The last work from the series of classical statistical papers [
10] collected by the SI addresses in a biomimetic way the subject of drones and drone swarms, equipped with sophisticated algorithms that help them achieve mission objectives. Such algorithms vary in their quality such that their comparison needs a metric that would allow for their correct assessment. The novelty of this study relies on analyzing, defining, and applying to swarms the construct of cross-entropy, known from thermodynamics and information theory. It can be used as a synthetic measure of the robustness of algorithms that can control swarms in the case of unexpected obstacles and unforeseen problems. This work applies in terms of necessary formalizations (algorithms) and, by addressing a few examples, to collision avoidance issues when prompted to react to material obstacles.
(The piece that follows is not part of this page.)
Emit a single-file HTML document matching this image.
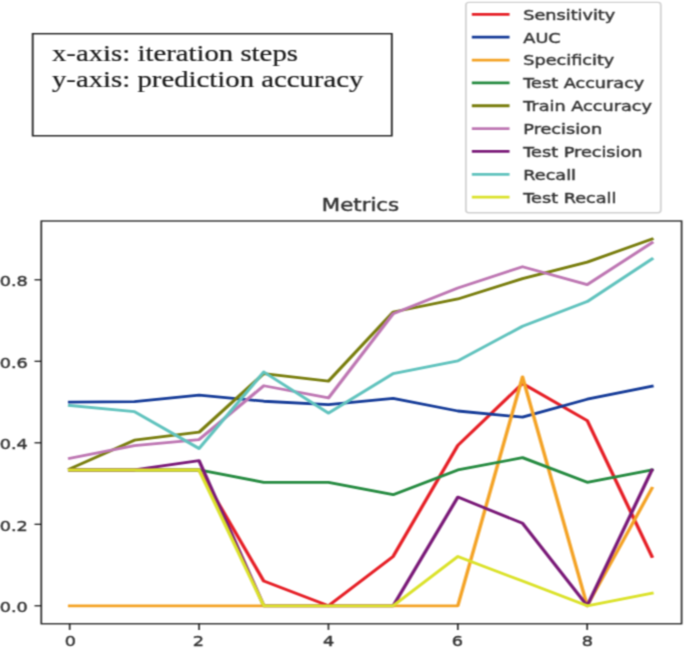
<!DOCTYPE html>
<html><head><meta charset="utf-8"><style>
html,body{margin:0;padding:0;background:#fff;}
body{width:685px;height:648px;overflow:hidden;}
svg{display:block;}
</style></head><body>
<svg width="685" height="648" viewBox="0 0 685 648">
<defs><filter id="bl" x="0" y="0" width="685" height="648" filterUnits="userSpaceOnUse" color-interpolation-filters="sRGB"><feConvolveMatrix order="3" kernelMatrix="0.0500 0.1000 0.0500 0.1500 0.3000 0.1500 0.0500 0.1000 0.0500" divisor="1" edgeMode="duplicate"/></filter></defs>
<rect width="685" height="648" fill="#fff"/>
<g filter="url(#bl)">
<rect width="685" height="648" fill="#fff"/>
<g transform="scale(1.245,1)">
<!-- annotation box -->
<rect x="26.27" y="33.7" width="288.43" height="102.1" fill="#fff" stroke="#222" stroke-width="1.45"/>
<g font-family="'Liberation Serif', serif" font-size="23.1" fill="#1a1a1a" stroke="#1a1a1a" stroke-width="0.2">
<text x="41.77" y="60.6">x-axis: iteration steps</text>
<text x="41.77" y="87.2">y-axis: prediction accuracy</text>
</g>
<!-- axes -->
<g fill="none" stroke-linecap="square" stroke-linejoin="round" stroke-width="2.8">
<polyline points="55.98,469.98 107.94,469.98 159.90,469.98 211.86,581.11 263.82,605.80 315.78,556.41 367.74,445.29 419.70,383.51 471.66,420.59 523.62,556.41" stroke="#e62027"/>
<polyline points="55.98,402.05 107.94,401.64 159.90,395.12 211.86,401.23 263.82,404.62 315.78,398.38 367.74,411.01 419.70,417.13 471.66,399.20 523.62,386.28" stroke="#153b98"/>
<polyline points="55.98,605.80 107.94,605.80 159.90,605.80 211.86,605.80 263.82,605.80 315.78,605.80 367.74,605.80 419.70,376.91 471.66,605.80 523.62,488.32" stroke="#f4a326"/>
<polyline points="55.98,469.98 107.94,469.98 159.90,469.98 211.86,482.33 263.82,482.33 315.78,494.67 367.74,469.98 419.70,457.63 471.66,482.33 523.62,469.98" stroke="#268b41"/>
<polyline points="55.98,468.88 107.94,440.19 159.90,432.20 211.86,373.52 263.82,381.10 315.78,311.99 367.74,298.95 419.70,278.58 471.66,262.11 523.62,239.05" stroke="#797e0e"/>
<polyline points="55.98,458.41 107.94,445.65 159.90,439.54 211.86,385.75 263.82,397.97 315.78,313.79 367.74,287.95 419.70,266.76 471.66,284.69 523.62,242.72" stroke="#be77b3"/>
<polyline points="55.98,469.98 107.94,469.98 159.90,460.73 211.86,605.80 263.82,605.80 315.78,605.80 367.74,497.12 419.70,523.28 471.66,605.80 523.62,469.98" stroke="#7a1a78"/>
<polyline points="55.98,405.47 107.94,411.59 159.90,448.50 211.86,372.02 263.82,413.05 315.78,373.52 367.74,360.89 419.70,326.25 471.66,301.56 523.62,259.02" stroke="#61c3be"/>
<polyline points="55.98,469.98 107.94,469.98 159.90,469.98 211.86,605.80 263.82,605.80 315.78,605.80 367.74,556.41 419.70,581.11 471.66,605.80 523.62,593.29" stroke="#dbe22b"/>
</g>
<rect x="33.17" y="221.0" width="514.30" height="402.80" fill="none" stroke="#1e1e1e" stroke-width="1.3"/>
<g stroke="#1e1e1e" stroke-width="1.3">
<line x1="27.71" y1="605.80" x2="33.17" y2="605.80"/>
<line x1="27.71" y1="524.30" x2="33.17" y2="524.30"/>
<line x1="27.71" y1="442.80" x2="33.17" y2="442.80"/>
<line x1="27.71" y1="361.30" x2="33.17" y2="361.30"/>
<line x1="27.71" y1="279.80" x2="33.17" y2="279.80"/>
<line x1="55.98" y1="623.8" x2="55.98" y2="629.9"/>
<line x1="159.90" y1="623.8" x2="159.90" y2="629.9"/>
<line x1="263.82" y1="623.8" x2="263.82" y2="629.9"/>
<line x1="367.74" y1="623.8" x2="367.74" y2="629.9"/>
<line x1="471.66" y1="623.8" x2="471.66" y2="629.9"/>
</g>
<g font-family="'DejaVu Sans', sans-serif" font-size="14.2" fill="#333" stroke="#333" stroke-width="0.42">
<text x="22.33" y="612.50" text-anchor="end">0.0</text>
<text x="22.33" y="531.00" text-anchor="end">0.2</text>
<text x="22.33" y="449.50" text-anchor="end">0.4</text>
<text x="22.33" y="368.00" text-anchor="end">0.6</text>
<text x="22.33" y="286.50" text-anchor="end">0.8</text>
<text x="56.63" y="646.4" text-anchor="middle">0</text>
<text x="159.28" y="646.4" text-anchor="middle">2</text>
<text x="263.94" y="646.4" text-anchor="middle">4</text>
<text x="367.31" y="646.4" text-anchor="middle">6</text>
<text x="471.81" y="646.4" text-anchor="middle">8</text>
</g>
<text x="289.56" y="211.2" text-anchor="middle" font-family="'DejaVu Sans', sans-serif" font-size="17.1" fill="#333" stroke="#333" stroke-width="0.42">Metrics</text>
<!-- legend -->
<rect x="374.22" y="2.4" width="156.55" height="210.3" rx="2.2" ry="2.78" fill="#fff" fill-opacity="0.8" stroke="#d0d0d0" stroke-width="1.39"/>
<g fill="none" stroke-linecap="square" stroke-width="2.8">
<line x1="380.40" y1="14.35" x2="407.87" y2="14.35" stroke="#e62027"/>
<line x1="380.40" y1="37.20" x2="407.87" y2="37.20" stroke="#153b98"/>
<line x1="380.40" y1="60.05" x2="407.87" y2="60.05" stroke="#f4a326"/>
<line x1="380.40" y1="82.90" x2="407.87" y2="82.90" stroke="#268b41"/>
<line x1="380.40" y1="105.75" x2="407.87" y2="105.75" stroke="#797e0e"/>
<line x1="380.40" y1="128.60" x2="407.87" y2="128.60" stroke="#be77b3"/>
<line x1="380.40" y1="151.45" x2="407.87" y2="151.45" stroke="#7a1a78"/>
<line x1="380.40" y1="174.30" x2="407.87" y2="174.30" stroke="#61c3be"/>
<line x1="380.40" y1="197.15" x2="407.87" y2="197.15" stroke="#dbe22b"/>
</g>
<g font-family="'DejaVu Sans', sans-serif" font-size="14.2" fill="#333" stroke="#333" stroke-width="0.42">
<text x="420.32" y="19.75">Sensitivity</text>
<text x="420.32" y="42.60">AUC</text>
<text x="420.32" y="65.45">Specificity</text>
<text x="420.32" y="88.30">Test Accuracy</text>
<text x="420.32" y="111.15">Train Accuracy</text>
<text x="420.32" y="134.00">Precision</text>
<text x="420.32" y="156.85">Test Precision</text>
<text x="420.32" y="179.70">Recall</text>
<text x="420.32" y="202.55">Test Recall</text>
</g>
</g>
</g>
</svg>
</body></html>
To sum up, this SI accumulates substantial and versatile evidence on the widely distributed phenomenon of information transmission and how to measure it from a number of fairly complex entropic systems, ranging from classical to quantum (albeit discussed purposely in a reversed order), that have been thoroughly studied by the contributors of the presented SI [
1,
2,
3,
4,
5,
6,
7,
8,
9,
10]. The studies by PGC and coworkers have, to a great extent, enabled the extraction of many useful information measures from the systems covered by the SI.